Davis came to the Sunflower-based mission and hasn’t looked back. With the recent passing of Pritchard, Delta Grace’s founder, Davis has been named the executive director and will continue the dream that Pritchard planted, toiled over and harvested.
“For now, it's going to be the same. I think Veronica did it super well for the past 10 years,” Davis said. “It's now a well-oiled machine and can function in the way that it has. So, there's no changes that we're looking at in the future as of right now. My husband, Darron, and I have taken over and he has a full-time job during the school year as the associate Wesley director at Delta State. We won't have as many teams in the fall and spring, but we will still have some.”
The mission teams come to the Sunflower campus and go out to work on homes in and around the Delta – homes of those who are struggling with poverty, those who need a hand up, those who need a smile, a little work on their home, and someone to care about them inside and out.
“We need more teams. Our application list keeps growing,” she explained. “We have worked on approximately 255 homes, and we have received over 650 applications. So, we have an extensive wait list. We're working on homes right now from 2017, ‘18, and ‘19 and there are homes that are still sending in applications. I got one in the mail yesterday, so we need volunteers, we need prayers and ultimately we do need finances as well.”
The Greenwood native and now Itta Bena resident notes the 501(c)(3) nonprofit can only do its mission work with the funds that are raised.
“Most of our teams come in in our eight-week summer program, or in March. We have a good many teams that come in March for spring break. We do have other teams scattered around throughout this whole entire year.
The eight-week program started on May 26th and Delta Grace is working with their third team right now.
“They come in for a week and do pretty well. Yes, so we have different options to fit their schedule. We have four day trips, five day trips and six day trips. They come in on a Sunday, they work Monday, Tuesday, or Monday, Tuesday, Wednesday, or Monday, Tuesday, Wednesday, Thursday, and then they leave the day after they finish working.”

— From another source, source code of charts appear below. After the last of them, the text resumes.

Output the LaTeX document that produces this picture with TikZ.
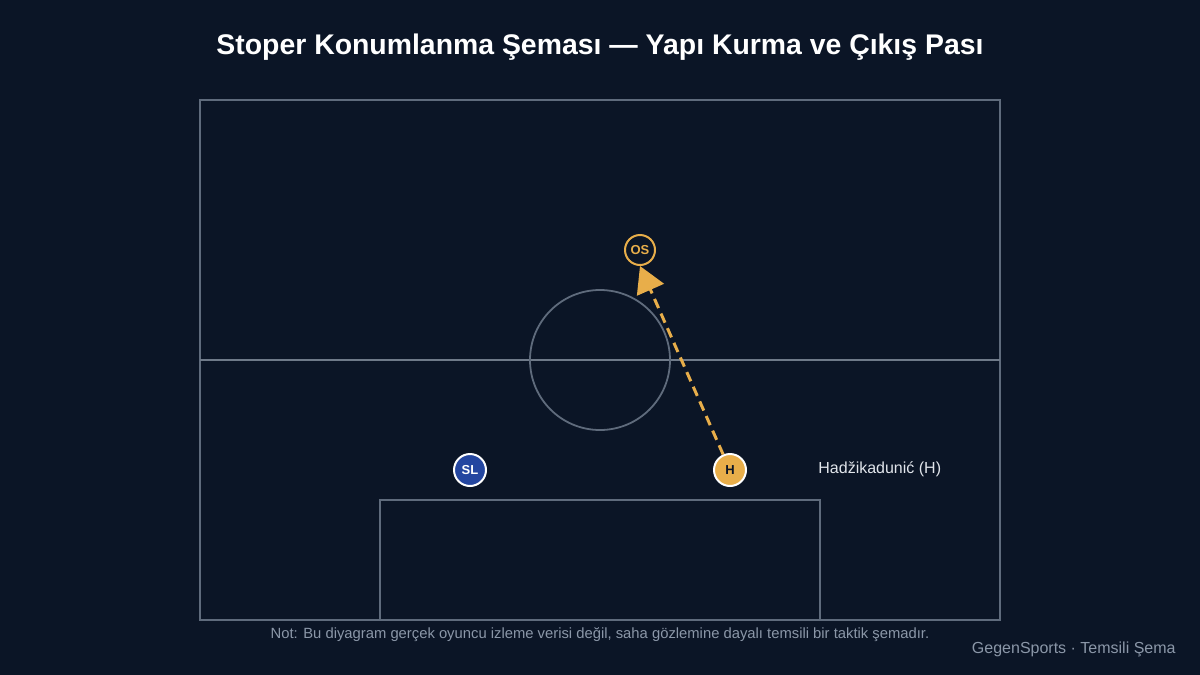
\documentclass[tikz,border=0pt]{standalone}
\usepackage{fontspec}
\setmainfont{Liberation Sans}
\usetikzlibrary{arrows.meta,positioning}
\definecolor{bgnavy}{HTML}{0B1526}
\definecolor{pitchline}{HTML}{5F6B7C}
\definecolor{gold}{HTML}{E8AE4A}
\definecolor{slblue}{HTML}{2446A0}
\definecolor{notegray}{HTML}{8B97A8}
\definecolor{labelgray}{HTML}{E1E5EB}
\begin{document}
\begin{tikzpicture}[
x=0.5pt,y=-0.5pt,
line/.style={draw=pitchline,line width=1.4pt},
player/.style={circle,inner sep=0pt,minimum size=16pt,line width=1pt,font=\bfseries\fontsize{6.5}{7}\selectfont},
pass/.style={draw=gold,line width=1.5pt,dash pattern=on 5pt off 3pt,-{Triangle[length=13pt,width=14.5pt]}},
]
%background
\fill[bgnavy](0,0)rectangle(1200,675);
\useasboundingbox(0,0)rectangle(1200,675);
%title
\node[white,font=\bfseries\fontsize{14.2}{16}\selectfont]at(600,47){Stoper Konumlanma Şeması — Yapı Kurma ve Çıkış Pası};

%pitch
\draw[line](200,100)rectangle(1000,620);
\draw[draw=pitchline!90!white,line width=0.9pt](200,360)--(1000,360);
\draw[draw=pitchline,line width=0.9pt](600,360)circle[radius=70];
\draw[line](380,620)--(380,500)--(820,500)--(820,620);

%players
\node[player,draw=white,fill=slblue,text=white](SL)at(470,470){SL};
\node[player,draw=white,fill=gold,text=bgnavy](H)at(730,470){H};
\node[player,draw=gold,fill=bgnavy,text=gold,minimum size=15pt](OS)at(640,250){OS};
\node[anchor=west,inner sep=0pt,text=labelgray,font=\fontsize{8}{9}\selectfont](label)at(818,469){Hadžikadunić (H)};

%pass
\draw[pass](H)--(OS.south);

%notes
\node[text=notegray,font=\fontsize{7.4}{8}\selectfont](note)at(600,635){Not: Bu diyagram gerçek oyuncu izleme verisi değil, saha gözlemine dayalı temsili bir taktik şemadır.};
\node[anchor=east,inner sep=0pt,text=notegray,font=\fontsize{8}{9}\selectfont](brand)at(1176,649){GegenSports · Temsili Şema};
\end{tikzpicture}
\end{document}
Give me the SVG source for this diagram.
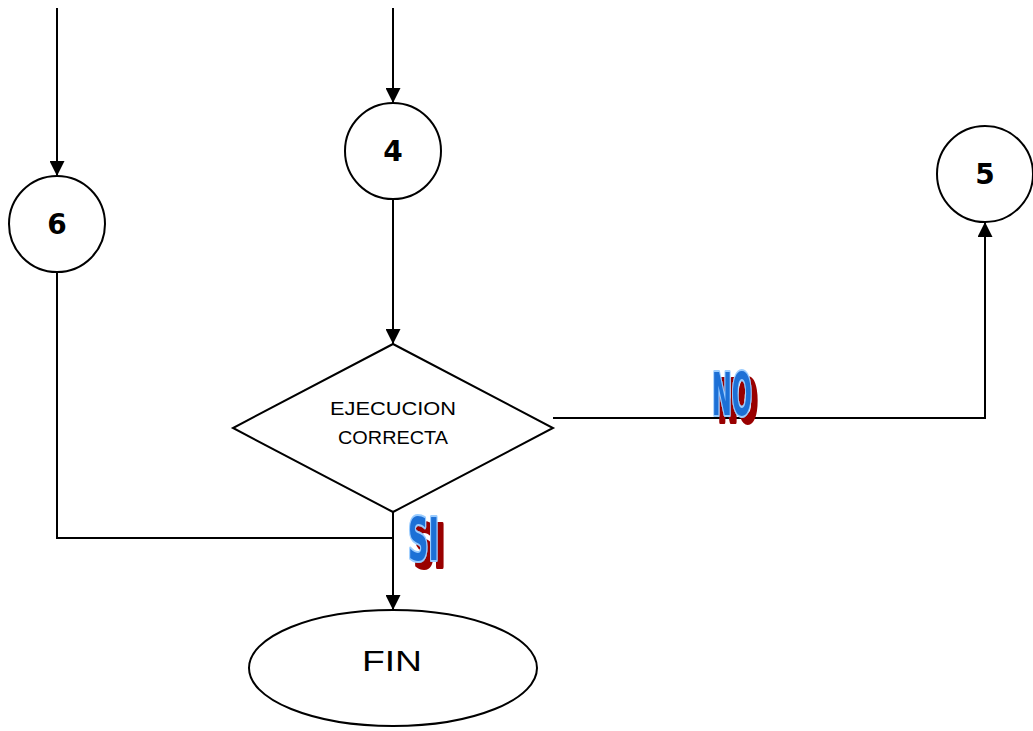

Davis noted that Pritchard had put in place a system for donors to become monthly givers through an automatic bank draft. The consistent timely funds help with more efficient planning and continues nursing those with construction problems across the Delta.

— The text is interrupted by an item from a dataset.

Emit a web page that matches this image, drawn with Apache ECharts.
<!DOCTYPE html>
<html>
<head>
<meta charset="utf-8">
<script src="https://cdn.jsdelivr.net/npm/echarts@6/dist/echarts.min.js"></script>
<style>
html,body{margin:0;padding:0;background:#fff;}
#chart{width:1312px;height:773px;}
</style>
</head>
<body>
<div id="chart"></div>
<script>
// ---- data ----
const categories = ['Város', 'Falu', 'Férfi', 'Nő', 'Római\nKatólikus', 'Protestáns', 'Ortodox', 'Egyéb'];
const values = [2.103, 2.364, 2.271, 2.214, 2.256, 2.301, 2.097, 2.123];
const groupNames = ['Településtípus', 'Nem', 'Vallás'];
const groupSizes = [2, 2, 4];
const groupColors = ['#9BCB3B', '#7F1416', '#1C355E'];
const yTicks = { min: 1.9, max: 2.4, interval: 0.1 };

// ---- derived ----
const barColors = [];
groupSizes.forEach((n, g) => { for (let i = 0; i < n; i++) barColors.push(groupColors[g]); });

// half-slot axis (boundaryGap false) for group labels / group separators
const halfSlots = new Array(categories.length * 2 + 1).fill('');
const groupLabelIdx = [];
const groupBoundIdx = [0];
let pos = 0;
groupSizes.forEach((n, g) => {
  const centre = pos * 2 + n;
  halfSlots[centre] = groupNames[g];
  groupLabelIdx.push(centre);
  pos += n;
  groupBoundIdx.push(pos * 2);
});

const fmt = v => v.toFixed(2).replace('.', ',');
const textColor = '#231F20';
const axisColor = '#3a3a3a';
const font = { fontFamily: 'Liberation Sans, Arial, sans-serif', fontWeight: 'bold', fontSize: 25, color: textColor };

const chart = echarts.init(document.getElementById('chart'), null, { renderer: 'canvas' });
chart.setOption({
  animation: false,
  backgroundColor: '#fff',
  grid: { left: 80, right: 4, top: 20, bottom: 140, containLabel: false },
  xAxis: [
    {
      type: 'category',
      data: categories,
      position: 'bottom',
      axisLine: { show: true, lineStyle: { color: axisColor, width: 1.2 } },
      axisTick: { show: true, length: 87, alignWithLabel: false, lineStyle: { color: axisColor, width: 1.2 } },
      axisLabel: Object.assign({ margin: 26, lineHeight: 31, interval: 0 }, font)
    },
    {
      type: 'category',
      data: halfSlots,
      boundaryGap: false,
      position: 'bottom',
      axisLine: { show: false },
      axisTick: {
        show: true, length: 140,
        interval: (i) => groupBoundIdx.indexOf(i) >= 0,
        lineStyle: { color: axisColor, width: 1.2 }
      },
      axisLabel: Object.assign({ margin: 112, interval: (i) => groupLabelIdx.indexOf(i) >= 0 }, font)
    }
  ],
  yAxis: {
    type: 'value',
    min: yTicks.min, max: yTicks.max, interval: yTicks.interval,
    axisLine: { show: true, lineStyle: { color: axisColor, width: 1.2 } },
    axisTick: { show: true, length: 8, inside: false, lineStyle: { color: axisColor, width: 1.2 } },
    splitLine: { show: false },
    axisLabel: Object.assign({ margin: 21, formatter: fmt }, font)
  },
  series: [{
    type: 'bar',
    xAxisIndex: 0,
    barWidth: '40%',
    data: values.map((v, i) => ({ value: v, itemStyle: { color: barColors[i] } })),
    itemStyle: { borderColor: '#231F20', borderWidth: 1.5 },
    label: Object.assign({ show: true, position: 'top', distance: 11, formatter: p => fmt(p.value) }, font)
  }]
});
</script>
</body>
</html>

“Our biggest thing right now is money. And one of the things that Veronica was working on, a fundraiser that she started back in end of April, beginning of May, was getting people signed up on monthly draft donations. We have teams that bring in the money but with the rising cost of materials, most of that money gets used for materials and then there's not much left for administrative or utilities or things like that. We are looking for some type of reliable income monthly that we can use and can rely on and count on and know that this much is coming in and we'll have this much at the end of the month, even if we use all of the money that our teams bring in on materials and not administrative or bills. Veronica put a link on our homepage of our website entitled Loaves and Fishes.”

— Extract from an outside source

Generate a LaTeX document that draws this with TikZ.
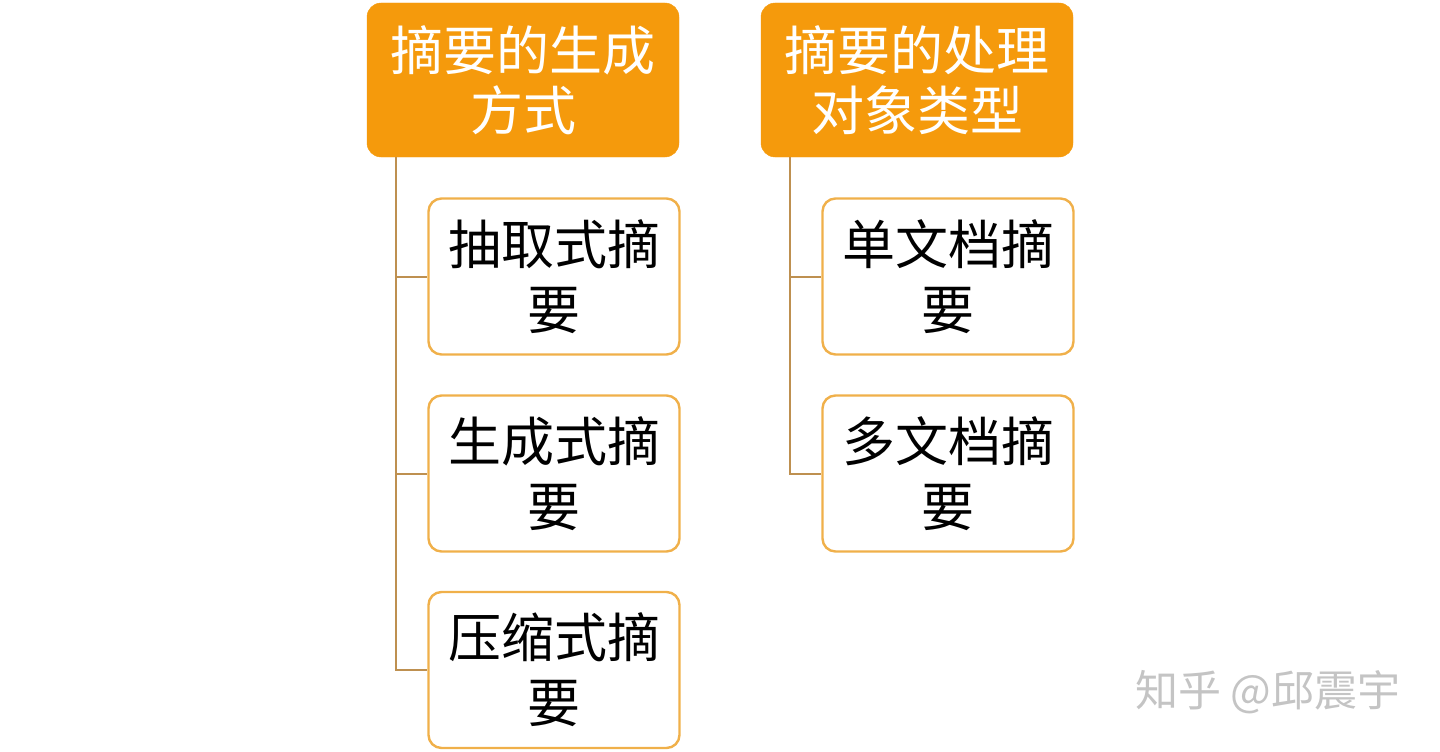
\documentclass[tikz,border=0pt]{standalone}
\usepackage{fontspec}
\setmainfont{Noto Sans CJK SC}
\definecolor{headfill}{HTML}{F59A0C}
\definecolor{boxline}{HTML}{F0B04A}
\definecolor{linkline}{HTML}{BE9050}
\definecolor{markgray}{HTML}{C4C4C4}
\begin{document}
\begin{tikzpicture}[x=1pt, y=-1pt,
  head/.style={draw=headfill, fill=headfill, rounded corners=14pt, minimum width=312pt, minimum height=154pt, text width=300pt, align=center, text=white, font=\fontsize{53}{60}\selectfont, inner sep=0pt},
  leaf/.style={draw=boxline, line width=2.4pt, fill=white, rounded corners=13pt, minimum width=251pt, minimum height=156pt, text width=240pt, align=center, font=\fontsize{53}{65}\selectfont, inner sep=0pt},
  link/.style={draw=linkline, line width=2pt}]
\useasboundingbox (0,0) rectangle (1440,752);

\node[head] (H1) at (523, 80) {摘要的生成\\方式};
\node[head] (H2) at (917, 80) {摘要的处理\\对象类型};

\node[leaf] (A1) at (554, 276.5) {抽取式摘\\要};
\node[leaf] (A2) at (554, 473.5) {生成式摘\\要};
\node[leaf] (A3) at (554, 670) {压缩式摘\\要};
\node[leaf] (B1) at (948, 276.5) {单文档摘\\要};
\node[leaf] (B2) at (948, 473.5) {多文档摘\\要};

\draw[link] ([xshift=29pt]H1.south west) |- (A1.west);
\draw[link] ([xshift=29pt]H1.south west) |- (A2.west);
\draw[link] ([xshift=29pt]H1.south west) |- (A3.west);
\draw[link] ([xshift=29pt]H2.south west) |- (B1.west);
\draw[link] ([xshift=29pt]H2.south west) |- (B2.west);

\node[text=markgray, font=\fontsize{43}{43}\selectfont] (W) at (1268, 692) {知乎 @邱震宇};
\end{tikzpicture}
\end{document}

The multi-non-denominational ministry relies on churches from across the spectrum.
“Our organization is multi-denominational faith based. We're not a Methodist. We're not Global Methodist, United Methodist. We are housed in a Global Methodist church, but we have Baptists on our board, Presbyterians on our board, Methodists on our board. We are multi-denominational and we don't house just church mission teams either. We house family mission teams, fraternity mission teams, and it's just whoever wants to come and can bring that money, they are more than welcome to come.”
Her husband, Darron Davis, saw the life-changing work the mission was doing as something really special. He was hooked after interning at Delta Grace.
“You can't shake this Delta Grace bug either. It's got a way. Our missioners say this too; there's something about it that hooks you. Like you can come and you see what God is doing and you really, like I said, see the power of us all getting together.
There's something about that, that if it hits, that's hard to scratch. And Delta Grace scratches. It makes that, it gives you that warm, fuzzy feeling of doing something.”
Davis and the crews reach out to the folks in need and do more than fix a roof or leaky bathroom.
“I think really at the heart of what we do is to create life-changing experiences for homeowners to come in and show them that they're cared for,” he said. “Especially the demographic we work for in the Delta often feels like they've gotten the short end of the stick. Whether that's the elderly women, the widowed women, the elderly homeowners that just can't do anything for themselves. To create a life-changing experience for them by giving them a better place to live. To create a life-changing experience for missioners to come in and show them what good God can really do through their willingness to be used. Our prayer, really, is for them to see that they can do similar things wherever they are. They can take gifts that they have and use those to meet other people's needs. And then also for people who support financially, even though their giving to create an experience that changes the way that they see money. God can use it to do big and incredible things. And people who can get behind a cause and do something together, whether they give a little or give a lot, they can be a part of something really big that God wants to do. I would think year-round for all peoples and parties involved, one of our biggest goals is to create an experience for them that shows them the power of us all getting together for a common good or a common goal that we can share to make somebody else's life better.”
Delta Grace continues to shine across the Delta to help those in need – now with the head nurse, Macon Davis, in charge.